Data items
+---+

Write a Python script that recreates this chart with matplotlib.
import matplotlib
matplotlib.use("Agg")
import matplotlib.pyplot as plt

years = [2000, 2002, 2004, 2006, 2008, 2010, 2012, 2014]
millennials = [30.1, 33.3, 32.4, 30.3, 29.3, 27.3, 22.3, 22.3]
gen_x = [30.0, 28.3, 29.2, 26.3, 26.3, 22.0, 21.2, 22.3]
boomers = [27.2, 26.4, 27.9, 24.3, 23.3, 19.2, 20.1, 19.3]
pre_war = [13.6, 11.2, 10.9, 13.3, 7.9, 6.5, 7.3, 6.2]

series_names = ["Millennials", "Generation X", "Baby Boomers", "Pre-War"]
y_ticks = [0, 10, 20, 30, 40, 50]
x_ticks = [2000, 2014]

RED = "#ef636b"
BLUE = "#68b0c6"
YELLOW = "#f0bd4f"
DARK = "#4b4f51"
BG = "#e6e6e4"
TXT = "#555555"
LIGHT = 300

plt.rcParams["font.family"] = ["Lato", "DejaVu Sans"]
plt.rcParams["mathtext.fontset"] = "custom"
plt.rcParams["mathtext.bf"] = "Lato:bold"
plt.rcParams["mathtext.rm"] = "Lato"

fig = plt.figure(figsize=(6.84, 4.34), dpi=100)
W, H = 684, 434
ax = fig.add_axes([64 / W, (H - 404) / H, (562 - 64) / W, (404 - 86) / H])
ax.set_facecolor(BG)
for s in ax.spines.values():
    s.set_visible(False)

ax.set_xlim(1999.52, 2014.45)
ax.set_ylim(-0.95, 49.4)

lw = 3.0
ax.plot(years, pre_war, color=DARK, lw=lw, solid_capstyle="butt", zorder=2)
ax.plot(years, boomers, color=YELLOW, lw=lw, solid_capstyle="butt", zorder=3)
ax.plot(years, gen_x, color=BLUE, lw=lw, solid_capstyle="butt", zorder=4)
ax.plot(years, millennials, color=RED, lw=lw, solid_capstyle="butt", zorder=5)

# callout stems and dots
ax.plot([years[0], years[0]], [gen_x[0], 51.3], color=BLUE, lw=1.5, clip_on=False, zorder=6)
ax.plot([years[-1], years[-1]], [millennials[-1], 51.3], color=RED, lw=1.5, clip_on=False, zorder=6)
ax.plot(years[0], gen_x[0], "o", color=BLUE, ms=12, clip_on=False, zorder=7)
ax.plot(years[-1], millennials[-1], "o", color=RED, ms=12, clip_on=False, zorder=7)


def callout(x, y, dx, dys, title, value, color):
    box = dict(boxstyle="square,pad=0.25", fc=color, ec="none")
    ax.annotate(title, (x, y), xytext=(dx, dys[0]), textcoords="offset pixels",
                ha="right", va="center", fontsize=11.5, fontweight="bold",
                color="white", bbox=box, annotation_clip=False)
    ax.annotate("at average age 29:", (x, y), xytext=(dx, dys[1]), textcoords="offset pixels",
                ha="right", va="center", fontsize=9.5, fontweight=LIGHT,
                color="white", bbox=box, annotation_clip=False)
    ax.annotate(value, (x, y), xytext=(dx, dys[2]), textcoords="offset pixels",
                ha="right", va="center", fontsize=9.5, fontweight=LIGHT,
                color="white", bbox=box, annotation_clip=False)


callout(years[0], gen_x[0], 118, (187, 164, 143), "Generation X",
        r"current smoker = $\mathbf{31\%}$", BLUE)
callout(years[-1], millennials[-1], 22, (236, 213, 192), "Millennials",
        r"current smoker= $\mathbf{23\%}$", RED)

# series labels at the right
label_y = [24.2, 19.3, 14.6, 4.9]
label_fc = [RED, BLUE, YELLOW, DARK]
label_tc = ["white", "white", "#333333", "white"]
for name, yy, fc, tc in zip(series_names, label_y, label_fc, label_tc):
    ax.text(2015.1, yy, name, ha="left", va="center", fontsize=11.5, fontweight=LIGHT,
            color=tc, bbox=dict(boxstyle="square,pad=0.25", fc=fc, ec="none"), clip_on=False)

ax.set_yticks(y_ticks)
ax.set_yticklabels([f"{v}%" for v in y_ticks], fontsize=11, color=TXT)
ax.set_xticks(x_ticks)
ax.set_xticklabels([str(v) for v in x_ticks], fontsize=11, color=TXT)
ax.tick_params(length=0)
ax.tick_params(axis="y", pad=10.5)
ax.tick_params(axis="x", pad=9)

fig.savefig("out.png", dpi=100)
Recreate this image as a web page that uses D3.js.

+---+

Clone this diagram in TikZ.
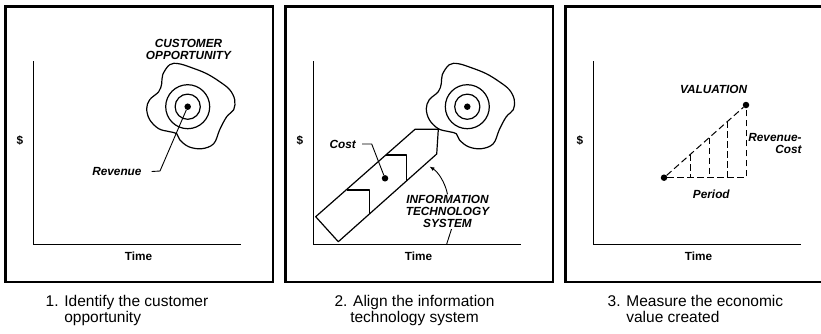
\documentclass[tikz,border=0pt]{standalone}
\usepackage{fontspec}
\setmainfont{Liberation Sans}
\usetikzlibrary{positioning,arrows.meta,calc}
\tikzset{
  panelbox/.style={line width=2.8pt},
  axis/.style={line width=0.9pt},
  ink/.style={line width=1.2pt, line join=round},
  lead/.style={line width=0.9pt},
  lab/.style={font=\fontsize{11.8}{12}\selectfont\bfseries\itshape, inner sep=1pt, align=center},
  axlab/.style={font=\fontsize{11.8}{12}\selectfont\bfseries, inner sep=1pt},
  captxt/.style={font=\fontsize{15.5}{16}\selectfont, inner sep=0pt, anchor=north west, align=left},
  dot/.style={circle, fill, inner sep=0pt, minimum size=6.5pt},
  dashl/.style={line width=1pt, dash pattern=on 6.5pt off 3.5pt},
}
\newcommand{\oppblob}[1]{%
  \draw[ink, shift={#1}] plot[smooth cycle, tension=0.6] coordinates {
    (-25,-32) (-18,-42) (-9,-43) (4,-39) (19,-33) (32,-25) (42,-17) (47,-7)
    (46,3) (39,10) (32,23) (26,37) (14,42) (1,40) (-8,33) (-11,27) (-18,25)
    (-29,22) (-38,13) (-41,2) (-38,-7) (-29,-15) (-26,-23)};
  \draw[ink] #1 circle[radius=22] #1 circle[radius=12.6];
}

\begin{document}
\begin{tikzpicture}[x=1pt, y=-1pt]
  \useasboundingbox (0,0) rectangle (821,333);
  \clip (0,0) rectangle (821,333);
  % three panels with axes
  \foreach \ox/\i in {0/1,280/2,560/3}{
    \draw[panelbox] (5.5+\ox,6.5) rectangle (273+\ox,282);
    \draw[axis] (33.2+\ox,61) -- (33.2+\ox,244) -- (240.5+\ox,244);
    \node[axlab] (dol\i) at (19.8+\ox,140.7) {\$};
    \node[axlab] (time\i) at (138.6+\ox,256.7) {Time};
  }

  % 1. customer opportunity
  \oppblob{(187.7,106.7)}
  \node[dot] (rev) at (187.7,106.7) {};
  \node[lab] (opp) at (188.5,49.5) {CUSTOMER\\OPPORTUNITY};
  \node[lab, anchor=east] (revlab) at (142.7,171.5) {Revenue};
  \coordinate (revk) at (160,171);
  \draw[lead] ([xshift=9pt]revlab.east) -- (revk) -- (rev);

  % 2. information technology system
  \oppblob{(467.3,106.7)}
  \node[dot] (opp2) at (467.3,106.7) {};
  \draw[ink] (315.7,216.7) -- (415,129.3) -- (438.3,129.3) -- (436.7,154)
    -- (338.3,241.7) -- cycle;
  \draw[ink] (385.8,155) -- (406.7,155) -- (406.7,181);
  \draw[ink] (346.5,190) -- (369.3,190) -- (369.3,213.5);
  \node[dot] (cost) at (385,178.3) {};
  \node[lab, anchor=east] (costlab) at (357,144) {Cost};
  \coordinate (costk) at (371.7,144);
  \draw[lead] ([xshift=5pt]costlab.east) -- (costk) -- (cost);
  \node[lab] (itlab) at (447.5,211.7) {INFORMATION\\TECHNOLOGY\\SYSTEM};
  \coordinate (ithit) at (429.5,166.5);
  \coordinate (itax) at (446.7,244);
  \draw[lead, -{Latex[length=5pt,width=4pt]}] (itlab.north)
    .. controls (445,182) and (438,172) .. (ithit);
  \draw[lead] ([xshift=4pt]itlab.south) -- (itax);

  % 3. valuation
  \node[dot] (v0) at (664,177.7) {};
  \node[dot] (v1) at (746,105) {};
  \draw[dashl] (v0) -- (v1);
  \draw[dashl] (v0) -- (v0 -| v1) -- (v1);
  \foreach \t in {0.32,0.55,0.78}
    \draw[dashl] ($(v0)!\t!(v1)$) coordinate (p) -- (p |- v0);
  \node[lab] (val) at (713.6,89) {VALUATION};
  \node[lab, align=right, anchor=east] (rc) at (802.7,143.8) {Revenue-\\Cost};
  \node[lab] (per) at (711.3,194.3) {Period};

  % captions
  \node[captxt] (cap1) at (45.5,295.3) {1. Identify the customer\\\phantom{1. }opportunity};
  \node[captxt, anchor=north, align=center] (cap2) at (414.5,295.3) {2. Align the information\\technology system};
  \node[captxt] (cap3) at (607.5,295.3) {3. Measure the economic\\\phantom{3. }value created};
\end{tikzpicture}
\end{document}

+---+

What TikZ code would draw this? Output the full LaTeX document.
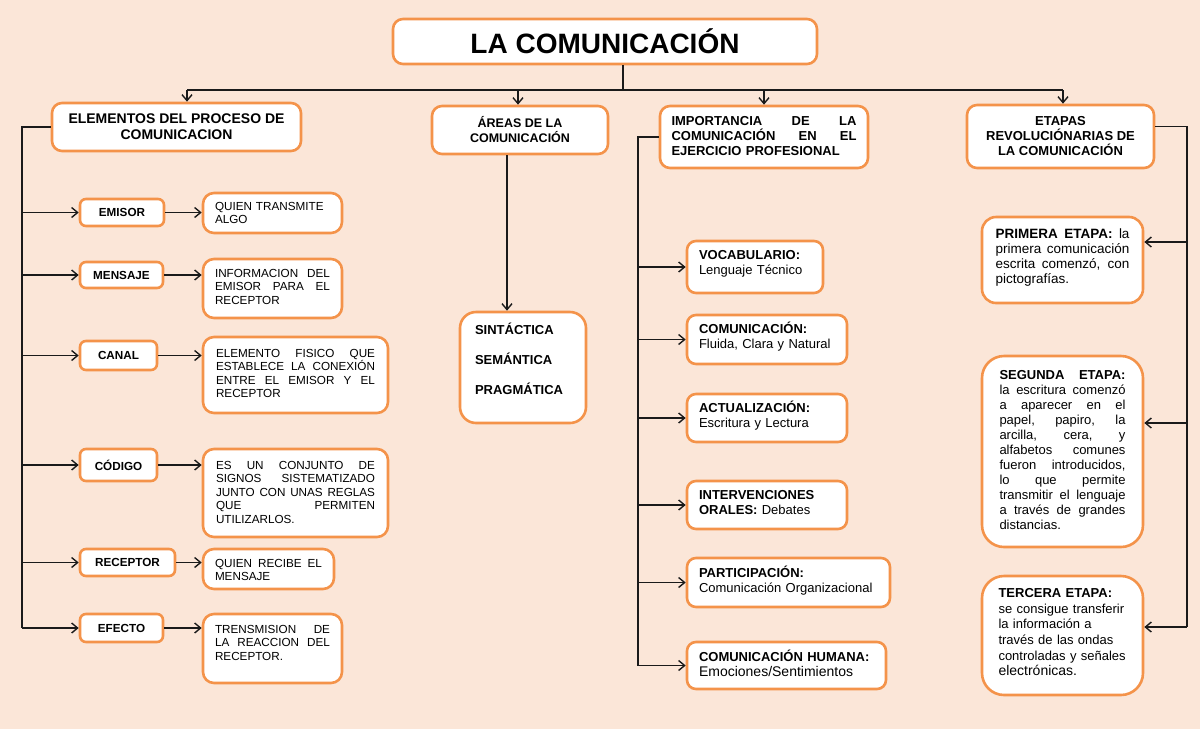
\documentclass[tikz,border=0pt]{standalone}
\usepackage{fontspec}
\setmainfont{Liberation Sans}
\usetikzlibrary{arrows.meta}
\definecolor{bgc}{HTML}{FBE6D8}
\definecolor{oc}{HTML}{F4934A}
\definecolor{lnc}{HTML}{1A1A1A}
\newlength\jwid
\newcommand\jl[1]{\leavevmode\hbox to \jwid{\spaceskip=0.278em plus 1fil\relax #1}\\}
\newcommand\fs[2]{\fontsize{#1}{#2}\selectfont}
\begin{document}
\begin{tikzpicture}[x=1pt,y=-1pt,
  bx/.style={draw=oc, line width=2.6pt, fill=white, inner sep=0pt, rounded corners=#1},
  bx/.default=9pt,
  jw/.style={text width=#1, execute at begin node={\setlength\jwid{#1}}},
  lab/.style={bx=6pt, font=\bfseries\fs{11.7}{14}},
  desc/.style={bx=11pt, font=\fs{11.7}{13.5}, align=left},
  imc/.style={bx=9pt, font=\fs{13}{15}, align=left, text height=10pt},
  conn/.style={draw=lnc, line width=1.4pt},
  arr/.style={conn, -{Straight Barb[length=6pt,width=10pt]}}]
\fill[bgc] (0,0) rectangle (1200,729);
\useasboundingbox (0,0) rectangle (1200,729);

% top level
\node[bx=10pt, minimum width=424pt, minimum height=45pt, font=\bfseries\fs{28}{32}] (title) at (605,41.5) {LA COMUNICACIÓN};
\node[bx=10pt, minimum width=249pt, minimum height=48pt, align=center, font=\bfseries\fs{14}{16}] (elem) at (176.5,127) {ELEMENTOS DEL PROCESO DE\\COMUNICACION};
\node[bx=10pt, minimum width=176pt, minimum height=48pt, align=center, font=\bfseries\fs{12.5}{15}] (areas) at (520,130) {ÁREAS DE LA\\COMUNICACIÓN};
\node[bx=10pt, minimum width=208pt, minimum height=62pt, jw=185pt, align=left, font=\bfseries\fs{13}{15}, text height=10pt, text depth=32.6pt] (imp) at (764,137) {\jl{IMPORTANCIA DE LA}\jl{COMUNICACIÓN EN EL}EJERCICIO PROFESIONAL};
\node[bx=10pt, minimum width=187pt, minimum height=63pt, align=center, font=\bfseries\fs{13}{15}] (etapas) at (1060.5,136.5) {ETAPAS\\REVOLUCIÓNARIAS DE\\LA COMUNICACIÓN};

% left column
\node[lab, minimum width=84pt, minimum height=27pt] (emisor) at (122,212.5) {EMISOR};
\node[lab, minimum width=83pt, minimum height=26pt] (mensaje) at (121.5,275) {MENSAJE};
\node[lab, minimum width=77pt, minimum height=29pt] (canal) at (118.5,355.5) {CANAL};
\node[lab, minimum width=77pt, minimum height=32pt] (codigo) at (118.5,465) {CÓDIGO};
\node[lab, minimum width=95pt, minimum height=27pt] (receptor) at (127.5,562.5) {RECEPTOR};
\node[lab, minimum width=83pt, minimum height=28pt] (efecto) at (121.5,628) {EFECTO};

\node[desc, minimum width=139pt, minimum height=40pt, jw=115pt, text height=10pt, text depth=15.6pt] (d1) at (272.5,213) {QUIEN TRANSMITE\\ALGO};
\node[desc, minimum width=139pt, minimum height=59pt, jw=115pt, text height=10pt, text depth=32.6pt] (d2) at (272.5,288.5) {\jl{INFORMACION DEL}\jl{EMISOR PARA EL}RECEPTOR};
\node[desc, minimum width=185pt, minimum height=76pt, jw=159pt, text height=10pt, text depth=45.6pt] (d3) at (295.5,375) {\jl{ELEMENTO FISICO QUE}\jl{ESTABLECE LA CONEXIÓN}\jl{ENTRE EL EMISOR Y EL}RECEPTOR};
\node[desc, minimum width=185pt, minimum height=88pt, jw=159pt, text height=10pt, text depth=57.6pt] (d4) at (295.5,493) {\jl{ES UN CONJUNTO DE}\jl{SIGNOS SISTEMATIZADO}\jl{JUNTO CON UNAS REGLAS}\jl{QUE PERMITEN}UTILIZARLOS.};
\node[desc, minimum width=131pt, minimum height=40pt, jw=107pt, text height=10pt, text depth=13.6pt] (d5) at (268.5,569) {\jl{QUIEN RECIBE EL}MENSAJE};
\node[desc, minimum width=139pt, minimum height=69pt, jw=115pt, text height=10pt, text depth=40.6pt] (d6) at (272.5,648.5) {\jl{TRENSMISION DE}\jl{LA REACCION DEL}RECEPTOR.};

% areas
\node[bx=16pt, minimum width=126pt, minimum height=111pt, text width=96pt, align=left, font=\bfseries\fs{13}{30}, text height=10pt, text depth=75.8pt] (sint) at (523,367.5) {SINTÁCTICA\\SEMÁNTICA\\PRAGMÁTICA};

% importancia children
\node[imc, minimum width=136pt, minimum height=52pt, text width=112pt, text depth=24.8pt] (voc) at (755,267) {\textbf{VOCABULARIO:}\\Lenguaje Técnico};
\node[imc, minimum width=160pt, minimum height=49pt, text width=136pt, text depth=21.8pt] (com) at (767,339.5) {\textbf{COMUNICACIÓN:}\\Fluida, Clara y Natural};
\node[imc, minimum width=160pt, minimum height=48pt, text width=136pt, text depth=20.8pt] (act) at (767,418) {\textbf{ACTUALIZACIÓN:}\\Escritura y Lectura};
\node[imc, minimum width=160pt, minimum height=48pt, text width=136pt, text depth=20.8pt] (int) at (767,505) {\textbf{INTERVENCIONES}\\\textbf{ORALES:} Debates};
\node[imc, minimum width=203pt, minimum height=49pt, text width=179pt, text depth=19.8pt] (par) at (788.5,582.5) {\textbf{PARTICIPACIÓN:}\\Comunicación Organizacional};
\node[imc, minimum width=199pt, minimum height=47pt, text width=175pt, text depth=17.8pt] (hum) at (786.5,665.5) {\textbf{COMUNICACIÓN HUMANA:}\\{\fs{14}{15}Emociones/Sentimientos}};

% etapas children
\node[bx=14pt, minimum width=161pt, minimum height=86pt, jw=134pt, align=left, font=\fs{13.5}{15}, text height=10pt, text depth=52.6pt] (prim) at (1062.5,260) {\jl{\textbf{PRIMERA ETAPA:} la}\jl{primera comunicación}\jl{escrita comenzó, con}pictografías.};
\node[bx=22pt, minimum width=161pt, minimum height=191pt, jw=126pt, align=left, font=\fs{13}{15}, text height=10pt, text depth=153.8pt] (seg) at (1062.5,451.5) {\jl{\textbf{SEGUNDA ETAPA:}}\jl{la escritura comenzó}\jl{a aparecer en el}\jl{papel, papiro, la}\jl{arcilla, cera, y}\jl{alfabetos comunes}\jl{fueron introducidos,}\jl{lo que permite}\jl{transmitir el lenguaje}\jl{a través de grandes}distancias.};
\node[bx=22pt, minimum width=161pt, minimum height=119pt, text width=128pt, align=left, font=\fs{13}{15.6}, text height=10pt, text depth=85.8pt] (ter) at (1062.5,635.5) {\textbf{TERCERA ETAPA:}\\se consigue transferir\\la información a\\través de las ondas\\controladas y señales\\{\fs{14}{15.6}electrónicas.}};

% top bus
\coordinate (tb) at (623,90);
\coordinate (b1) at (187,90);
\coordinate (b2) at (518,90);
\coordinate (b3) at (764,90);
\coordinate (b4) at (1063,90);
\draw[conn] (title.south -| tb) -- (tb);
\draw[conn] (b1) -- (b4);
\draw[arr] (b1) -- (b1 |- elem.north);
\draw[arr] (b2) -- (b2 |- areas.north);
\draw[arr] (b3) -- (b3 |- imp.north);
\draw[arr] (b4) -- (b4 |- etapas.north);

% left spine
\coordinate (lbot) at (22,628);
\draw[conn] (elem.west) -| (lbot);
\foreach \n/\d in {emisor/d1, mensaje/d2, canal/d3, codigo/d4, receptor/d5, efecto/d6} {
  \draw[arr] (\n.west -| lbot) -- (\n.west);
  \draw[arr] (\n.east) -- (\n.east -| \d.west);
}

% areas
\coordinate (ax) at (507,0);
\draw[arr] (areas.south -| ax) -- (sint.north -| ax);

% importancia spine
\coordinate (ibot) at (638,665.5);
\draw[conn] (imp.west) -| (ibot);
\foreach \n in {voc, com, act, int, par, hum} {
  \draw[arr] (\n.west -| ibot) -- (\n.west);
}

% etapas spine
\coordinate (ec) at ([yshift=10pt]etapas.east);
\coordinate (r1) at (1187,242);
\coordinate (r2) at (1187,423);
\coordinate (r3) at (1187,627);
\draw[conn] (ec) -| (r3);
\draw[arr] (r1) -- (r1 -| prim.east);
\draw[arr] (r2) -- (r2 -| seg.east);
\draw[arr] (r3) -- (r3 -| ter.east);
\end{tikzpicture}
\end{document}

+---+

WHAT THE TASK ASKS – Copy out precisely the lines that begin at the line containing "Write a Python" and end at the line containing "import matplotlib.pyplot as plt", including both; write nothing else.

THE RESULT –
Write a Python script that recreates this chart with matplotlib.
import matplotlib
matplotlib.use("Agg")
import matplotlib.pyplot as plt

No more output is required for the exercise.